Give me space so I can sleep, Give me space so you can drown in this with me.

Jun 10, 2005 04:28

So it's about 4:45 and I am still up. I don't know why, I just haven't felt like going to sleep. I'm really bored too but not tired in anyway. Funny things happen when you stay up this late. You think of things you wouldn't think of in sane hours of the day. The meaning of life and such. I'm sure we've all pondered it from time to time but doesn't it always seem to be in the middle of the night when nothing really seems important at all? It seems that way for me. Maybe it was pure boredom that led to any idea of God at all. Maybe technologie has taken such a huge part away from humans that we are constantly not fulfilling our true purpose so we made one up. But it's not the same is it friends? I don't feel fulfilled at all. But then again I am just a pagan who will spend the rest of eternity burning in hell so I guess I should feel fulfilled. I haven't done my dutie to the boredom of mankind. All appy polly logies. Now that I think about it though, I don't think I'd want to go to heaven.
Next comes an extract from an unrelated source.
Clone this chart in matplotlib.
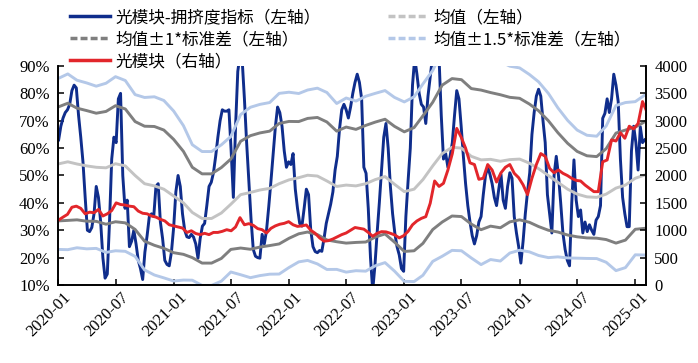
import matplotlib
matplotlib.use('Agg')
import matplotlib.pyplot as plt
import matplotlib.dates as mdates
from matplotlib.lines import Line2D
from matplotlib.ticker import FuncFormatter, MultipleLocator
from matplotlib.font_manager import FontProperties
import matplotlib.transforms as mtransforms
import pandas as pd

plt.rcParams['font.family'] = ['Liberation Serif', 'DejaVu Serif']

# 光模块-拥挤度指标 (%), weekly, left axis
crowd_start = '2020-01-03'
crowd = [
    63, 68, 71, 73, 74, 76, 81, 83, 82, 72,
    64, 55, 42, 30, 29.5, 31, 36, 46, 42, 33,
    20, 12.5, 14, 33, 56, 64, 62, 78, 80, 50,
    38, 41, 24, 26, 30, 25, 19, 16, 12, 22,
    28, 35, 36, 35, 46, 47, 33, 27, 19, 17.5,
    17, 22, 31, 44, 50, 46, 36, 30, 27.6, 27.3,
    28.5, 27.5, 25, 19.8, 27, 31.5, 32.5, 39, 46, 47.5,
    51, 57, 64, 70, 74, 73.5, 73.5, 74, 59, 42,
    68, 88, 94, 92, 78, 62, 48, 34, 23, 20.5,
    20, 19.8, 28.5, 25, 30, 38.6, 48, 58, 67.8, 75,
    73, 68, 59, 53, 55, 54, 58, 45, 38, 32.5,
    31.5, 38, 45, 43, 30, 24, 22.2, 21.8, 22.6, 22.3,
    27, 32.5, 36, 39.5, 44, 52, 57, 67, 74, 76,
    74, 71, 75, 80, 84, 87, 84, 78, 53, 50.8,
    38, 20, 8, 17, 29, 40, 52, 64, 69, 60,
    46, 36, 29, 24, 21, 16, 15, 35, 48, 60,
    83, 93, 87, 80, 76, 75, 69, 79, 86, 93,
    96, 97, 93, 72, 56, 58, 53, 57, 62, 72,
    81, 78, 68, 57, 47, 39, 33, 28, 25, 28,
    33, 35, 43, 50, 53, 50.5, 47, 42, 39, 45,
    50.5, 41, 38, 46, 51, 49, 35, 29, 24, 18,
    26, 36, 44, 51, 65, 73, 79, 81.5, 79, 70,
    62, 43, 36, 29, 50, 57, 50, 40, 29, 23,
    19, 17, 40, 55.7, 41, 35, 37.4, 29, 33, 29.5,
    32, 30, 28.5, 33.7, 35, 39, 70.9, 72.7, 78, 73,
    78, 87, 83, 77, 56, 42, 36, 31.3, 31.3, 59,
    68, 62, 52, 67.8, 62, 63,
]

# 光模块 index, biweekly, right axis
module_start = '2020-01-03'
module = [
    1187, 1240, 1290, 1420, 1440, 1400, 1300, 1330, 1320, 1380,
    1260, 1300, 1360, 1500, 1470, 1460, 1440, 1430, 1350, 1310,
    1300, 1260, 1240, 1200, 1170, 1100, 1080, 1060, 1040, 960,
    990, 940, 920, 944, 920, 960, 960, 980, 1010, 990,
    1060, 1230, 1100, 1120, 1090, 1030, 1010, 950, 1035, 1080,
    1110, 1126, 1157, 1100, 1070, 1080, 1096, 1000, 944, 860,
    800, 810, 840, 880, 920, 950, 1000, 1050, 1035, 1020,
    960, 890, 944, 974, 970, 944, 913, 860, 900, 980,
    1100, 1170, 1217, 1248, 1492, 1900, 1800, 1857, 2100, 2400,
    2860, 2700, 2500, 2230, 2200, 1930, 1950, 2200, 2100, 1880,
    2050, 2150, 2200, 2040, 1960, 1830, 1650, 1950, 2200, 2400,
    2350, 2130, 2050, 2100, 2040, 2000, 1948, 1910, 1900, 1826,
    1766, 1705, 1705, 2250, 2283, 2650, 2630, 2780, 2680, 2900,
    2850, 2950, 3350, 3160,
]

# rolling mean and std of the crowding index (%), monthly
stat_start = '2020-01-01'
mean_pct = [
    54.2, 55, 54.2, 53.5, 53, 52.8, 54.3, 53.5, 50, 47,
    46.2, 45, 42.5, 40, 36.5, 34.3, 34.3, 36.3, 39.5, 43,
    43.8, 44.7, 45.3, 47, 48.4, 49.2, 50.1, 49.8, 48, 46,
    46.5, 46.2, 47, 48.5, 49.6, 46.8, 44.1, 45, 48.5, 53.5,
    58, 60.3, 60, 57, 55.7, 55.9, 55.2, 55.8, 56, 54.5,
    52.5, 50, 47.5, 45, 43.2, 42.2, 42, 43.2, 45.4, 46.5,
    49, 50.2,
]
std_pct = [
    20.8, 21.4, 20.4, 20.2, 19.75, 20.6, 21.2, 20.8, 19.7, 21,
    21.7, 21.6, 20.7, 18.8, 16.5, 16.3, 16.3, 16.6, 16.5, 19.5,
    20.75, 20.85, 20.9, 22, 21.35, 20.5, 20.75, 21.4, 21.55, 20.2,
    21.2, 20.65, 21.3, 21, 20.95, 21.15, 21.85, 22.5, 23.3, 23.25,
    25, 25.1, 25, 24.75, 25.5, 24.4, 24.3, 22.75, 22.2, 21.6,
    21.15, 20, 18.15, 16.75, 15.6, 15, 14.9, 16.6, 20.1, 20.1,
    18.65, 19.5,
]

labels = ['光模块-拥挤度指标（左轴）', '均值±1*标准差（左轴）', '光模块（右轴）',
          '均值（左轴）', '均值±1.5*标准差（左轴）']

navy = '#0f2d8c'
red = '#e2262b'
dgray = '#7f7f7f'
lgray = '#c3c3c3'
lblue = '#b4c8e8'

crowd_s = pd.Series(crowd, index=pd.date_range(crowd_start, periods=len(crowd), freq='7D'))
module_s = pd.Series(module, index=pd.date_range(module_start, periods=len(module), freq='14D'))
stat_idx = pd.date_range(stat_start, periods=len(mean_pct), freq='MS')
mean_s = pd.Series(mean_pct, index=stat_idx)
std_s = pd.Series(std_pct, index=stat_idx)

fig = plt.figure(figsize=(6.98, 3.63), dpi=100)
ax = fig.add_axes([0.0831, 0.2149, 0.8424, 0.6033])
ax2 = ax.twinx()

lw = 2.1
ax.plot(crowd_s.index, crowd_s.values, color=navy, lw=lw)
ax.plot(mean_s.index, mean_s.values, color=lgray, lw=lw)
for k in (1, -1):
    ax.plot(mean_s.index, mean_s + k * std_s, color=dgray, lw=lw)
for k in (1.5, -1.5):
    ax.plot(mean_s.index, mean_s + k * std_s, color=lblue, lw=lw)
ax2.plot(module_s.index, module_s.values, color=red, lw=lw)

ax.set_ylim(10, 90)
ax.yaxis.set_major_locator(MultipleLocator(10))
ax.yaxis.set_major_formatter(FuncFormatter(lambda v, p: f'{v:.0f}%'))
ax2.set_ylim(0, 4000)
ax2.yaxis.set_major_locator(MultipleLocator(500))

ax.set_xlim(pd.Timestamp('2020-01-01'), pd.Timestamp('2025-02-04'))
ax.xaxis.set_major_locator(mdates.MonthLocator(bymonth=[1, 7]))
ax.xaxis.set_major_formatter(mdates.DateFormatter('%Y-%m'))

for a in (ax, ax2):
    a.spines['top'].set_visible(False)
    for s in ('left', 'right', 'bottom'):
        a.spines[s].set_linewidth(1.2)
    a.tick_params(direction='in', length=4, width=1.1, labelsize=12)
ax.tick_params(axis='y', pad=6)
ax2.tick_params(axis='y', pad=6)
ax.tick_params(axis='x', pad=3)

offset = mtransforms.ScaledTranslation(5 / 100, 0, fig.dpi_scale_trans)
for lbl in ax.get_xticklabels():
    lbl.set_rotation(45)
    lbl.set_ha('right')
    lbl.set_va('top')
    lbl.set_rotation_mode('anchor')
    lbl.set_transform(lbl.get_transform() + offset)

dash = (0, (2, 0.9))
handles = [
    Line2D([], [], color=navy, lw=2.5),
    Line2D([], [], color=dgray, lw=2.5, ls=dash),
    Line2D([], [], color=red, lw=2.5),
    Line2D([], [], color=lgray, lw=2.5, ls=dash),
    Line2D([], [], color=lblue, lw=2.5, ls=dash),
]
fig.legend(handles, labels, ncol=2, loc='upper left', bbox_to_anchor=(0.1003, 0.975),
           frameon=False, prop=FontProperties(family=['Noto Sans CJK SC', 'DejaVu Sans'], size=12),
           handlelength=2.4, handletextpad=0.35, columnspacing=4.0, labelspacing=0.3,
           borderpad=0, borderaxespad=0)

fig.savefig('out.png', dpi=100)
Too many rules and too peaceful. I think it'd be terribly boring. Rencarnation is the way to think of things. What kind of person do I want to be in the next life? I want to be English. The English just seem to have it so much more together than Americans. I really hate that I've been forced to live here for so long. (No reflection on any of my friends here.) I want to go to Toronto. Better yet, I want to go to England. My Mum always said that I would love London. I want to find out for myself. That's it.
I'm going to try to sleep now. After ranting for a bit I feel a little bit exhausted.